Pada saya, makna alami ya sesuai versi dan kondisi dimana saya tinggal. Ada penyesuaian. Tak ingin muluk-muluk dengan tidak membajak sawah, karena saya tidak punya sawah, saya memilih untuk mengkompos terutama sampah dapur dan sesekali memakai bokasi meski tidak mengunakan pupuk kimia atau pestisida. Saya tidak tinggal di pegunungan atau desa dengan tanah luas dimana-mana. Saya tinggal di perumahan padat yang hampir semua tanah telah disemen. (ingat ya, dimana-mana disemen😃)


Memutuskan menjadi petani adalah keputusan berani yang diambil oleh Fukuoka. Hidupnya didedikasikan untuk segala kegiatan bertani setelah ia melepas pekerjaan 'profesionalnya sebagai peneliti'. 


Mengembalikan kesuburan tanah, melestarikan tanaman gandum hitam dan gerst Jepang, dan bahkan memuliakan gulma dengan menunjukkan perannya bagi kehidupan (bukan melulu sebagai perusak dan pembuat galau saja). Jadi ingat slogan di kaos seorang teman, 'Ber(t)ani karena benar'  hahahahaha.


Revolusi Jerami tidak hanya bercerita melulu tentang aktivitas bertani. Pandangan-pandangan Fukuoka tentang hal-hal di luar pertanian yang sangat mempengaruhi petani pun dibahas, seperti perilaku dan cara pandang konsumen (baca : kita) terhadap hasil pertanian. 


Kecenderungan ingin menikmati buah tidak sesuai musim misalnya. Hanya karena ingin menikmati buah 'A' lebih cepat satu dua bulan, para konsumen mau membayar lebih mahal. Hal inilah yang memicu  usaha-usaha tambahan dari petani untuk mengusahakan pohonnya berbuah satu dua bulan lebih cepat di luar musimnya. Aktivitas yang  tidak benar menurut Fukuoka sebab menyalahi ritme alam. Untuk apa dan apa istimewanya makan buah yang masak satu dua bulan lebih awal dan membayar lebih mahal ? 
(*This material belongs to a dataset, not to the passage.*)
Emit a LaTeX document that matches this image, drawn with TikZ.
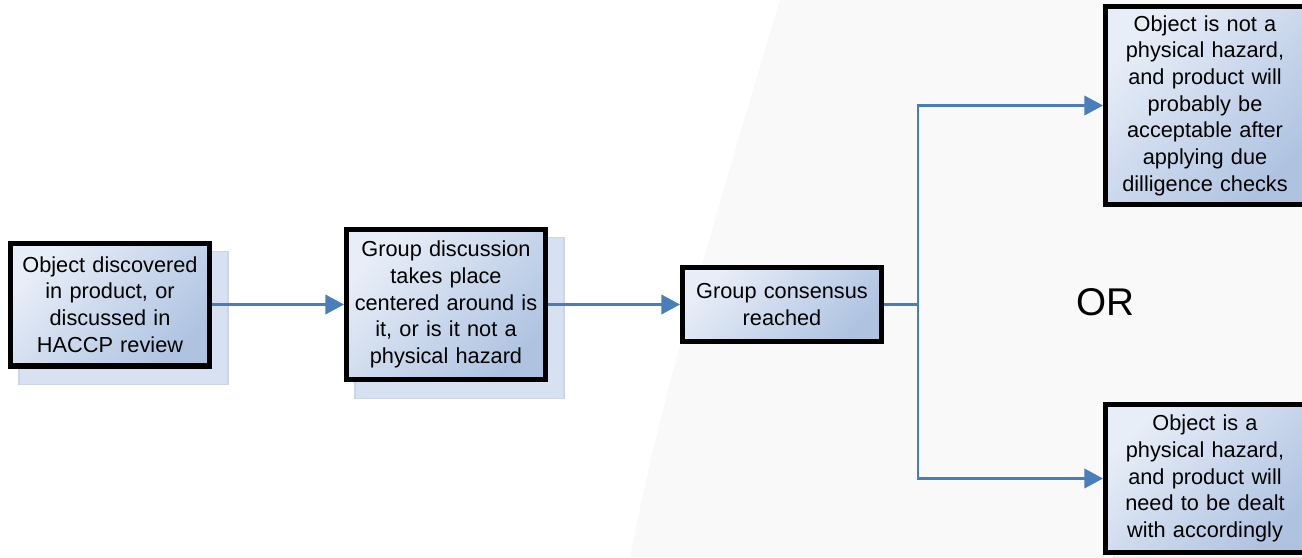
\documentclass[tikz,border=0pt]{standalone}
\usepackage{fontspec}
\setmainfont{Liberation Sans}
\usetikzlibrary{arrows.meta,backgrounds}

\definecolor{boxlight}{HTML}{E8EEF8}
\definecolor{boxdark}{HTML}{AFC3E1}
\definecolor{shadowfill}{HTML}{D7E1F1}
\definecolor{shadowline}{HTML}{C9D6EC}
\definecolor{flowblue}{HTML}{4A7EBB}
\definecolor{haze}{HTML}{F9F9F9}

\tikzset{
  procbox/.style={draw=black, line width=4pt, rectangle, inner sep=0pt,
    top color=boxlight, bottom color=boxdark, shading angle=45,
    align=center, text width=148pt,
    font=\fontsize{16.3}{20}\selectfont},
  flow/.style={draw=flowblue, line width=2.1pt,
    -{Triangle[length=14pt,width=14.5pt]}},
  link/.style={draw=flowblue, line width=2.1pt},
  shadowbox/.style={fill=shadowfill, draw=shadowline, line width=0.8pt},
}

\begin{document}
% one unit = one pixel, y axis pointing down
\begin{tikzpicture}[x=0.75pt, y=-0.75pt]
  \useasboundingbox (0,0) rectangle (1302,557);
  \clip (0,0) rectangle (1302,557);

  % faint backdrop sweep on the right
  \fill[haze] (780,0) .. controls (720,200) and (660,400) .. (630,557)
    -- (1302,557) -- (1302,0) -- cycle;

  % process boxes
  \node[procbox, minimum width=149pt, minimum height=92pt] (disc) at (110,304.5)
    {Object discovered\\in product, or\\discussed in\\HACCP review};
  \node[procbox, minimum width=149pt, minimum height=112.5pt] (talk) at (446,304.5)
    {Group discussion\\takes place\\centered around is\\it, or is it not a\\physical hazard};
  \node[procbox, minimum width=149pt, minimum height=55.5pt] (cons) at (782,304.5)
    {Group consensus\\reached};
  \node[procbox, minimum width=149pt, minimum height=148.5pt] (safe) at (1205,105.5)
    {Object is not a\\physical hazard,\\and product will\\probably be\\acceptable after\\applying due\\dilligence checks};
  \node[procbox, minimum width=149pt, minimum height=111pt] (risk) at (1205,478.5)
    {Object is a\\physical hazard,\\and product will\\need to be dealt\\with accordingly};

  \node[font=\fontsize{29}{34}\selectfont] (or) at (1105,302) {OR};

  % offset panels behind each box
  \begin{scope}[on background layer]
    \foreach \b in {disc,talk,cons,safe,risk}
      \path[shadowbox] ([shift={(11,11)}]\b.north west) rectangle ([shift={(16,16)}]\b.south east);
  \end{scope}

  % connectors
  \coordinate (fork) at (918,304.5);
  \draw[flow] (disc.east) -- (talk.west);
  \draw[flow] (talk.east) -- (cons.west);
  \draw[link] (cons.east) -- (fork);
  \draw[flow] (fork) |- (safe.west);
  \draw[flow] (fork) |- (risk.west);
\end{tikzpicture}
\end{document}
Hm…Fukuoka memang tidak hidup di 'jaman penuh pencitraan di sosmed'. Pasti worth it, makan buah di luar musim apalagi ukurannya jumbo, dengan catatan diunggah ke medsos. Serasa masuk dalam 'golongan orang-orang kelas sultan' hehehehehe



Pada bab lain, Fukuoka pun mengemukakan pendapat tentang kecenderungan pola makan yang membuat kebutuhan akan bahan makanan melonjak sehingga petani 'harus bekerja ekstra'. 
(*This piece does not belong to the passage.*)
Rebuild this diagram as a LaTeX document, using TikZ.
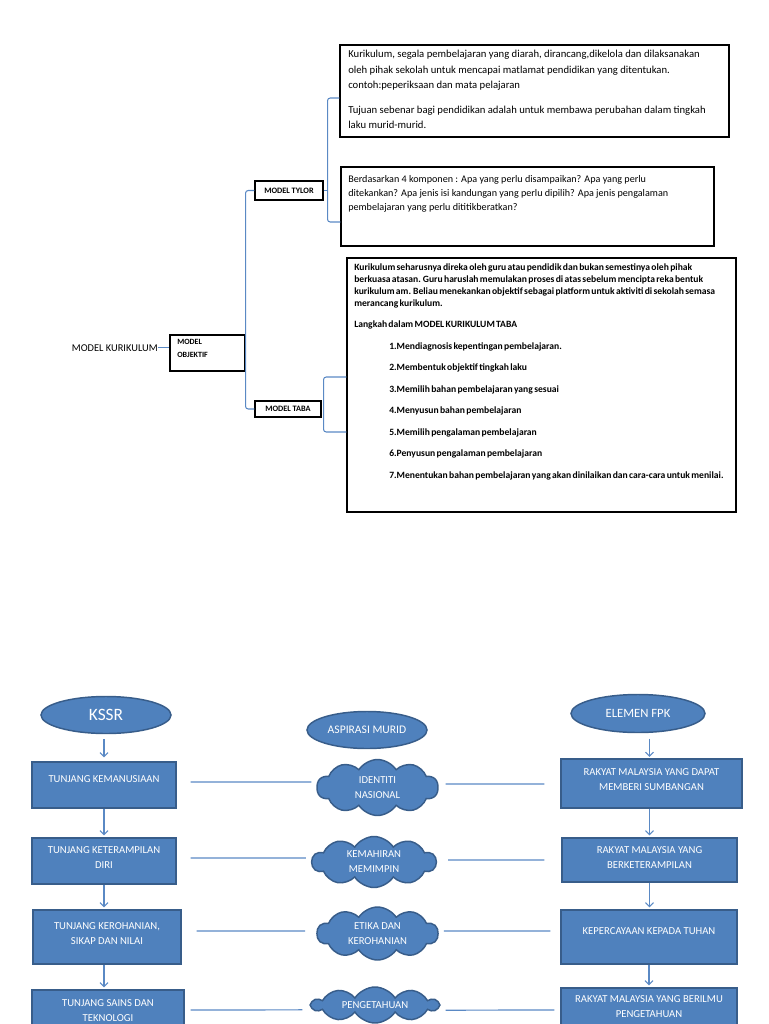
\documentclass[tikz,border=0pt]{standalone}
\usepackage{fontspec}
\setmainfont{Carlito}
\usetikzlibrary{shapes.geometric,shapes.symbols,arrows.meta,calc}
\definecolor{fillb}{HTML}{4F81BD}
\definecolor{edgeb}{HTML}{385D8A}
\definecolor{connb}{HTML}{5A89C4}
\newcommand{\fs}[2]{\fontsize{#1}{#2}\selectfont}
\newcommand{\tightbold}{\fontsize{7.2}{8}\selectfont\bfseries\spaceskip=1.0pt plus 0.1pt\relax}
\begin{document}
\begin{tikzpicture}[x=0.75pt,y=-0.75pt,
  sz/.style 2 args={minimum width={#1*0.75pt},minimum height={#2*0.75pt}},
  wbox/.style={draw=black,line width=0.8pt,inner sep=0pt},
  lbox/.style={draw=black,line width=0.8pt,inner sep=0pt,font=\fs{6.2}{7}\bfseries},
  conn/.style={draw=connb,line width=0.8pt,rounded corners=2pt},
  ta/.style={anchor=base west,inner sep=0pt,font=\fs{8}{9}},
  tb/.style={anchor=base west,inner sep=0pt,font=\fs{7.6}{9}},
  tc/.style={anchor=base west,inner sep=0pt,font=\tightbold},
  bbox/.style={draw=edgeb,fill=fillb,line width=1.1pt,inner sep=0pt},
  btxt/.style={text=white,align=center,inner sep=0pt,font=\fs{8}{11.25}},
  ell/.style={ellipse,draw=edgeb,fill=fillb,line width=1.1pt,text=white,inner sep=0pt},
  cld/.style={cloud,cloud puffs=10,cloud puff arc=115,cloud ignores aspect,draw=edgeb,fill=fillb,line width=1.1pt,text=white,align=center,inner sep=0pt,font=\fs{8}{11.25}},
  arr/.style={draw=connb,line width=0.8pt,-{Straight Barb[length=3pt,width=6pt]}},
  hl/.style={draw=connb,line width=0.9pt}]
\useasboundingbox (0,0) rectangle (768,1024);

% ---------- top part ----------
\node[wbox,sz={389}{92}] (box1) at (534.5,91) {};
\node[wbox,sz={373}{79}] (box2) at (527.5,206.5) {};
\node[wbox,sz={389}{254}] (box3) at (541.5,385) {};
\node[lbox,sz={68}{19}] (tylor) at (289,190.5) {MODEL TYLOR};
\node[lbox,sz={66}{16}] (taba) at (288,409) {MODEL TABA};
\node[wbox,sz={75}{36}] (objektif) at (207.5,353) {};
\node[anchor=north west,align=left,inner sep=0pt,font=\fs{6}{9.5}\bfseries] (objt) at (177,339) {MODEL\\OBJEKTIF};
\node[anchor=base east,inner sep=0pt,font=\fs{7.8}{9}] (kur) at (158,351) {MODEL KURIKULUM};

\foreach \yy/\txt [count=\i] in {
  58/{Kurikulum, segala pembelajaran yang diarah, dirancang,dikelola dan dilaksanakan},
  74/{oleh pihak sekolah untuk mencapai matlamat pendidikan yang ditentukan.},
  89/{contoh:peperiksaan dan mata pelajaran},
  113.5/{Tujuan sebenar bagi pendidikan adalah untuk membawa perubahan dalam tingkah},
  128/{laku murid-murid.}}
  \node[ta] (ba\i) at (348,\yy) {\txt};

\foreach \yy/\txt [count=\i] in {
  182/{Berdasarkan 4 komponen : Apa yang perlu disampaikan? Apa yang perlu},
  196/{ditekankan? Apa jenis isi kandungan yang perlu dipilih? Apa jenis pengalaman},
  210/{pembelajaran yang perlu dititikberatkan?}}
  \node[tb] (bb\i) at (348,\yy) {\txt};

\foreach \yy/\txt [count=\i] in {
  270/{Kurikulum seharusnya direka oleh guru atau pendidik dan bukan semestinya oleh pihak},
  282/{berkuasa atasan. Guru haruslah memulakan proses di atas sebelum mencipta reka bentuk},
  294/{kurikulum am. Beliau menekankan objektif sebagai platform untuk aktiviti di sekolah semasa},
  306/{merancang kurikulum.},
  327/{Langkah dalam MODEL KURIKULUM TABA}}
  \node[tc] (bc\i) at (354,\yy) {\txt};

\foreach \yy/\txt [count=\i] in {
  349/{1.Mendiagnosis kepentingan pembelajaran.},
  370/{2.Membentuk objektif tingkah laku},
  392/{3.Memilih bahan pembelajaran yang sesuai},
  413/{4.Menyusun bahan pembelajaran},
  435/{5.Memilih pengalaman pembelajaran},
  456/{6.Penyusun pengalaman pembelajaran},
  478/{7.Menentukan bahan pembelajaran yang akan dinilaikan dan cara-cara untuk menilai.}}
  \node[tc] (bd\i) at (389,\yy) {\txt};

\draw[conn] (kur.east) -- (kur.east -| objektif.west);
\draw[conn] (tylor.west) -| (objektif.east) |- (taba.west);
\draw[conn] ($(box1.west)+(0,7)$) -| ($(tylor.east)+(4,0)$) |- ($(box2.west)+(0,15.5)$);
\draw[conn] (tylor.east) -- ++(4,0);
\draw[conn] ($(box3.west)+(0,-8)$) -| ($(taba.east)+(2,0)$) |- ($(box3.west)+(0,47)$);

% ---------- bottom part ----------
\node[ell,sz={130}{37},font=\fs{13}{15}] (kssr) at (106,715) {KSSR};
\node[ell,sz={120}{37},font=\fs{8.7}{10}] (asp) at (367,730) {ASPIRASI MURID};
\node[ell,sz={134}{38},font=\fs{9.5}{10}] (fpk) at (638,713.5) {ELEMEN FPK};

\node[bbox,sz={144}{46}] (L1) at (104,785) {};
\node[bbox,sz={144}{46}] (L2) at (104,861) {};
\node[bbox,sz={148}{54}] (L3) at (107,937) {};
\node[bbox,sz={152}{54}] (L4) at (108,1017) {};
\node[bbox,sz={181}{49}] (R1) at (651.5,783.5) {};
\node[bbox,sz={175}{44}] (R2) at (649.5,860) {};
\node[bbox,sz={176}{54}] (R3) at (649,937) {};
\node[bbox,sz={176}{54}] (R4) at (649,1015) {};

\node[btxt] (L1t) at (104,779.5) {TUNJANG KEMANUSIAAN};
\node[btxt] (L2t) at (104,858) {TUNJANG KETERAMPILAN\\DIRI};
\node[btxt] (L3t) at (107,933.5) {TUNJANG KEROHANIAN,\\SIKAP DAN NILAI};
\node[btxt] (L4t) at (108,1011) {TUNJANG SAINS DAN\\TEKNOLOGI};
\node[btxt] (R1t) at (651.5,779.5) {RAKYAT MALAYSIA YANG DAPAT\\MEMBERI SUMBANGAN};
\node[btxt] (R2t) at (649.5,857.5) {RAKYAT MALAYSIA YANG\\BERKETERAMPILAN};
\node[btxt] (R3t) at (649,931) {KEPERCAYAAN KEPADA TUHAN};
\node[btxt] (R4t) at (649,1006.5) {RAKYAT MALAYSIA YANG BERILMU\\PENGETAHUAN};

\node[cld,sz={121}{56}] (C1) at (377.5,787.5) {IDENTITI\\NASIONAL};
\node[cld,sz={124}{51}] (C2) at (374,862) {KEMAHIRAN\\MEMIMPIN};
\node[cld,sz={121}{53}] (C3) at (377.5,933.5) {ETIKA DAN\\KEROHANIAN};
\node[cld,sz={126}{36}] (C4) at (375,1005) {PENGETAHUAN};

\draw[arr,shorten <=3.75pt,shorten >=3pt] (kssr.south -| L1.north) -- (L1.north);
\draw[arr,shorten >=1.5pt] (L1.south) -- (L2.north);
\draw[arr,shorten >=1.5pt] (L2.south) -- (L2.south |- L3.north);
\draw[arr,shorten >=1.5pt] (L3.south -| L2.south) -- (L2.south |- L4.north);
\draw[arr,shorten <=4pt,shorten >=1pt] (fpk.south -| R2.north) -- (R2.north |- R1.north);
\draw[arr,shorten >=1.5pt] (R1.south -| R2.north) -- (R2.north);
\draw[arr,shorten >=1.5pt] (R2.south) -- (R2.south |- R3.north);
\draw[arr,shorten >=1.5pt] (R3.south) -- (R4.north);

\draw[hl] ($(L1.east)+(14,-3)$) -- ($(C1.west)+(-5,-5.5)$);
\draw[hl] ($(C1.east)+(7,-3.5)$) -- ($(R1.west)+(-16,0.5)$);
\draw[hl] ($(L2.east)+(14,-3)$) -- ($(C2.west)+(-5,-4)$);
\draw[hl] ($(C2.east)+(11,-2)$) -- ($(R2.west)+(-17,0)$);
\draw[hl] ($(L3.east)+(15,-6)$) -- ($(C3.west)+(-11,-2.5)$);
\draw[hl] ($(C3.east)+(5,-2.5)$) -- ($(R3.west)+(-10,-6)$);
\draw[hl] ($(L4.east)+(6,-7)$) -- ($(C4.west)+(-7,5)$);
\draw[hl] ($(C4.east)+(5,5)$) -- ($(R4.west)+(-6,-5)$);
\end{tikzpicture}
\end{document}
Pandangan-pandangan Fukuoka ini sedikit banyak mempengaruhi cara pandang saya tentang menanam meski tidak plek ketiplek


Saya sadar dimana Fukuoka hidup dan musim yang diakrabi. Saya memilih untuk meniru apa yang bsia saya lakukan di lingkungan terdekat. Misalnya dengan menanam meski tidak di lahan luas namun dengan planter yang digantung di tembok.  Saya menggunakan tanah, sekam, arang, dan juga daun-daun sebagai medianya serta menghindari penggunaan obat/pupuk kimiawi.


Berharap tidak ada lagi takut atau was-was saat meramban dan lalu memakannya begitu saja.